Favreau tweeted a picture of immigrant children being held in what looked like a cage at an Immigration and Customs Enforcement (ICE) detention center in Arizona.
"This is happening right now, and the only debate that matters is how we force our government to get these kids back to their families as fast as humanly possible," Favreau wrote in the tweet.
Favreau's tweet came after Attorney General Jeff Sessions announced in early May that the US would refer "100 percent of illegal Southwest Border crossings to the Department of Justice for prosecution," adding "If you are smuggling a child, then we will prosecute you and that child will be separated from you as required by law."
The issue gained new momentum in recent days when it was reported that the US Health and Human Services Administration lost track of nearly 1,500 migrant children who had been placed with American sponsors after they arrived in the US illegally.
While Favreau may have bungled the tweet, there have been widespread allegations of mistreatment and poor conditions at immigration detention centers across the US for years, which have sparked riots, hunger strikes and more.
The majority of the following photos were taken in May 2017 at the immigration center in the desert city of Adelanto, California, which is the largest immigration detention center in the state.
The detention center is about 85 miles away from Los Angeles, and can hold up to 1,940 people.
After getting arrested by Immigration Customs and Enforcement agents, people can languish in the Adelanto detention center, and other such centers around the US, for years as they await hearings.
The Adelanto facility was last inspected in 2016 by ICE's ERO Custody Management Division, which found that the detention center met the "standard."
But multiple detainees have gone on hunger strikes or attempted suicide over the conditions since at least March 2017.
Burgos Mejia, 28, who fled gang violence in Honduras, told the Los Angeles Times in August 2017 that suicide is "something that has crossed the mind of all of us who are locked up here."
There have been multiple other incidents of riots, hunger strikes and more over conditions at other GEO Group immigrant detention centers around the US.
A lawsuit representing about 62,000 detainees at GEO Group's detention center in Aurora, Colorado, was filed in 2014 over forced manual labor, and is in still in the courts.
The state of Washington is also suing GEO Group over paying detainees less than the minimum wage at a center in Tacoma, Washington, where they have gone on multiple hunger strikes over low pay and poor food.
Detainees at the Adelanto center are allowed to exercise.
And receive visitors.
But the Trump administration's new policy of prosecuting immigrants who cross the border could split up families and overwhelm detention centers.
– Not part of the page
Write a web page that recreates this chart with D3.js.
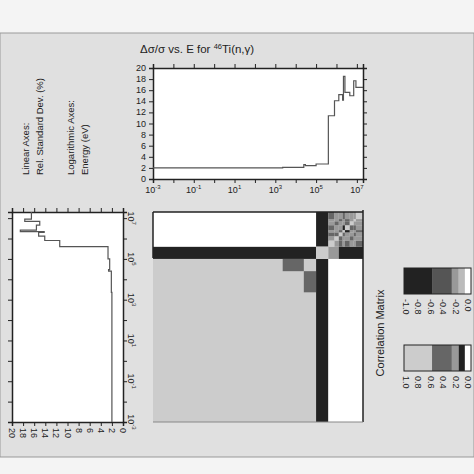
<!DOCTYPE html>
<html><head><meta charset="utf-8">
<script src="https://cdn.jsdelivr.net/npm/d3@7"></script>
<style>
body{margin:0;background:#f4f4f4}
text{font-family:"Liberation Sans",Arial,sans-serif;fill:#222}
.axis path,.axis line{stroke:#222}
</style></head>
<body><svg id="chart" width="474" height="474"></svg>
<script>
// step data: group bounds (eV) and rel. standard deviation (%)
const energyBounds = [1e-3, 2.3e3, 2.5e4, 3e4, 1e5, 4e5, 8e5, 1.3e6, 2e6, 2.2e6, 2.6e6, 4.5e6, 7e6, 9e6, 2e7];
const relStdDev = [2.0, 2.1, 2.6, 2.4, 2.7, 11.4, 14.1, 15.2, 14.2, 18.5, 15.6, 15.0, 17.7, 16.5];
const decadeLabels = [-3, -1, 1, 3, 5, 7];
const devTicks = [0, 2, 4, 6, 8, 10, 12, 14, 16, 18, 20];
// correlation blocks: [colE0, colE1, rowE0, rowE1, value]
const corrBlocks = [
  [1e-3, 1e5, 1e-3, 1e5, 1.0],
  [2.3e3, 2.5e4, 2.5e4, 1e5, 0.4],
  [2.5e4, 1e5, 2.3e3, 2.5e4, 0.4],
  [1e5, 4e5, 1e-3, 1e5, 0.1],
  [1e-3, 1e5, 1e5, 4e5, 0.1],
  [4e5, 2e7, 1e-3, 1e5, 0],
  [1e-3, 1e5, 4e5, 2e7, 0],
  [1e5, 4e5, 4e5, 2e7, 0.1],
  [1e5, 4e5, 1e5, 4e5, 1.0],
  [4e5, 1.3e6, 1e5, 4e5, 0.2],
  [1.3e6, 2e7, 1e5, 4e5, 0.1]
];
// high-energy group correlations
const hiBounds = [4e5, 8e5, 1.3e6, 2e6, 2.6e6, 4.5e6, 7e6, 9e6, 2e7];
const hiCorr = [
  [1.0, 0.2, 0.4, 0.2, 0.4, 0.2, 0.2, 0.4],
  [0.2, 1.0, 0.4, 0.2, 0.2, 0.4, 0.2, 0.2],
  [0.4, 0.4, 1.0, 0.4, 0.2, 0.2, 0.4, 0.2],
  [0.2, 0.2, 0.4, 1.0, 0.1, 0.2, 0.2, 0.4],
  [0.4, 0.2, 0.2, 0.1, 1.0, 0.4, 0.4, 0.2],
  [0.2, 0.4, 0.2, 0.2, 0.4, 1.0, 0.2, 0.2],
  [0.2, 0.2, 0.4, 0.2, 0.4, 0.2, 1.0, 0.2],
  [0.4, 0.2, 0.2, 0.4, 0.2, 0.2, 0.2, 1.0]
];
const legendTicks = [1.0, 0.8, 0.6, 0.4, 0.2, 0.0];
const legendStops = [1.0, 0.58, 0.26, 0.15, 0.05, 0.0];

const svg = d3.select("#chart");
svg.append("rect").attr("x", 0).attr("y", 33).attr("width", 474).attr("height", 424)
  .attr("fill", "#e0e0e0").attr("stroke", "#999");

const corrColor = d3.scaleThreshold().domain([0.05, 0.15, 0.26, 0.58])
  .range(["#fff", "#222", "#999", "#666", "#ccc"]);
const negColor = d3.scaleThreshold().domain([-0.58, -0.26, -0.15, -0.05])
  .range(["#222", "#555", "#999", "#bbb", "#fff"]);

function sup(sel, base, exp) {
  sel.append("tspan").text(base);
  sel.append("tspan").attr("dy", -4).attr("font-size", 6).text(exp);
}
function steps() {
  const pts = [];
  relStdDev.forEach((v, i) => { pts.push([energyBounds[i], v]); pts.push([energyBounds[i + 1], v]); });
  return pts;
}

// ---- top plot
const ex = d3.scaleLog().domain([1e-3, 2e7]).range([153, 363]);
const yv = d3.scaleLinear().domain([0, 20]).range([179, 68]);
const topG = svg.append("g");
topG.append("rect").attr("x", 153).attr("y", 68).attr("width", 210).attr("height", 111).attr("fill", "#fff");
const decades = d3.range(-3, 8).map(d => Math.pow(10, d));
topG.append("g").attr("class", "axis").attr("transform", "translate(0,179)")
  .call(d3.axisBottom(ex).tickValues(decades).tickSize(4).tickFormat(""));
topG.append("g").attr("class", "axis").attr("transform", "translate(0,68)")
  .call(d3.axisTop(ex).tickValues(decades).tickSize(4).tickFormat(""));
topG.append("g").attr("class", "axis").attr("transform", "translate(153,0)")
  .call(d3.axisLeft(yv).tickValues(devTicks).tickSize(4).tickFormat(""));
topG.append("g").attr("class", "axis").attr("transform", "translate(363,0)")
  .call(d3.axisRight(yv).tickValues(devTicks).tickSize(4).tickFormat(""));
topG.selectAll("path.domain").attr("stroke-width", 1.5);
topG.selectAll(".ylab").data(devTicks).enter().append("text")
  .attr("x", 146).attr("y", d => yv(d) + 3).attr("text-anchor", "end").attr("font-size", 9).text(d => d);
topG.selectAll(".xlab").data(decadeLabels).enter().append("text")
  .attr("x", d => ex(Math.pow(10, d))).attr("y", 193).attr("text-anchor", "middle").attr("font-size", 9)
  .each(function (d) { sup(d3.select(this), "10", d); });
topG.append("path").datum(steps()).attr("fill", "none").attr("stroke", "#555").attr("stroke-width", 1.2)
  .attr("d", d3.line().x(d => ex(d[0])).y(d => yv(d[1])));
const title = svg.append("text").attr("x", 140).attr("y", 53).attr("font-size", 11.5);
title.append("tspan").text("Δσ/σ vs. E for ");
title.append("tspan").attr("dy", -4).attr("font-size", 7.5).text("46");
title.append("tspan").attr("dy", 4).text("Ti(n,γ)");

// ---- side notes
[["Linear Axes:", 29], ["Rel. Standard Dev. (%)", 43], ["Logarithmic Axes:", 74], ["Energy (eV)", 88]]
  .forEach(([t, x]) => svg.append("text").attr("transform", `translate(${x},175) rotate(-90)`)
    .attr("font-size", 9.5).text(t));

// ---- left plot (rotated)
const ey = d3.scaleLog().domain([1e-3, 2e7]).range([422, 212]);
const xv = d3.scaleLinear().domain([20, 0]).range([12, 123]);
const leftG = svg.append("g");
leftG.append("rect").attr("x", 12).attr("y", 212).attr("width", 111).attr("height", 210).attr("fill", "#fff");
leftG.append("g").attr("class", "axis").attr("transform", "translate(12,0)")
  .call(d3.axisLeft(ey).tickValues(decades).tickSize(4).tickFormat(""));
leftG.append("g").attr("class", "axis").attr("transform", "translate(123,0)")
  .call(d3.axisRight(ey).tickValues(decades).tickSize(4).tickFormat(""));
leftG.append("g").attr("class", "axis").attr("transform", "translate(0,422)")
  .call(d3.axisBottom(xv).tickValues(devTicks).tickSize(4).tickFormat(""));
leftG.append("g").attr("class", "axis").attr("transform", "translate(0,212)")
  .call(d3.axisTop(xv).tickValues(devTicks).tickSize(4).tickFormat(""));
leftG.selectAll("path.domain").attr("stroke-width", 1.5);
leftG.append("path").datum(steps()).attr("fill", "none").attr("stroke", "#555").attr("stroke-width", 1.2)
  .attr("d", d3.line().x(d => xv(d[1])).y(d => ey(d[0])));
leftG.selectAll(".vlab").data(devTicks).enter().append("text")
  .attr("transform", d => `translate(${xv(d) - 3},428) rotate(90)`).attr("font-size", 9).text(d => d);
leftG.selectAll(".elab").data(decadeLabels).enter().append("text")
  .attr("transform", d => `translate(${128},${ey(Math.pow(10, d))}) rotate(90)`)
  .attr("text-anchor", "middle").attr("font-size", 9)
  .each(function (d) { sup(d3.select(this), "10", d); });

// ---- correlation matrix
const mat = svg.append("g");
mat.selectAll(".blk").data(corrBlocks).enter().append("rect")
  .attr("x", d => ex(d[0])).attr("width", d => ex(d[1]) - ex(d[0]))
  .attr("y", d => ey(d[3])).attr("height", d => ey(d[2]) - ey(d[3]))
  .attr("fill", d => corrColor(d[4]));
const hiCells = [];
hiCorr.forEach((row, i) => row.forEach((v, j) => hiCells.push([hiBounds[j], hiBounds[j + 1], hiBounds[i], hiBounds[i + 1], v])));
mat.selectAll(".hi").data(hiCells).enter().append("rect")
  .attr("x", d => ex(d[0])).attr("width", d => ex(d[1]) - ex(d[0]))
  .attr("y", d => ey(d[3])).attr("height", d => ey(d[2]) - ey(d[3]))
  .attr("fill", d => corrColor(d[4]));
mat.append("line").attr("x1", 153).attr("x2", 363).attr("y1", 212).attr("y2", 212).attr("stroke", "#222").attr("stroke-width", 1.5);
mat.append("line").attr("x1", 153).attr("x2", 153).attr("y1", 212).attr("y2", 258).attr("stroke", "#222").attr("stroke-width", 1.5);
mat.append("line").attr("x1", 363).attr("x2", 363).attr("y1", 210).attr("y2", 422).attr("stroke", "#222").attr("stroke-width", 1.5);
mat.append("line").attr("x1", 153).attr("x2", 363).attr("y1", 422).attr("y2", 422).attr("stroke", "#888");

// ---- legends
svg.append("text").attr("transform", "translate(384,333) rotate(-90)").attr("text-anchor", "middle")
  .attr("font-size", 11).text("Correlation Matrix");
const lx = d3.scaleLinear().domain([1, 0]).range([406, 468]);
function legend(y0, sign, color) {
  const segs = d3.range(legendStops.length - 1).map(i => [legendStops[i], legendStops[i + 1]]);
  const g = svg.append("g");
  g.selectAll("rect").data(segs).enter().append("rect")
    .attr("x", d => d[0] === 1 ? 404 : lx(d[0])).attr("width", d => lx(d[1]) - (d[0] === 1 ? 404 : lx(d[0])) + (d[1] === 0 ? 3 : 0))
    .attr("y", y0).attr("height", 26).attr("fill", d => color(sign * (d[0] + d[1]) / 2));
  g.append("rect").attr("x", 404).attr("y", y0).attr("width", 67).attr("height", 26)
    .attr("fill", "none").attr("stroke", "#222");
  g.selectAll("text").data(legendTicks).enter().append("text")
    .attr("transform", d => `translate(${lx(d) - 3},${y0 + 31}) rotate(90)`).attr("font-size", 9)
    .text(d => (sign < 0 && d > 0 ? "-" : "") + d.toFixed(1));
}
legend(268, -1, negColor);
legend(345, 1, corrColor);
</script></body></html>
The Trump administration has argued that the policy is effective, but has used faulty statistics from El Paso, Texas, about a 64% decrease in border crossings, to back up its claim.
At the same time, Trump has blamed Democrats, for the policy of prosecuting people who cross the southern US border illegally and causing the children who arrive with them to be separated from their parents — even though it is his administration's policy.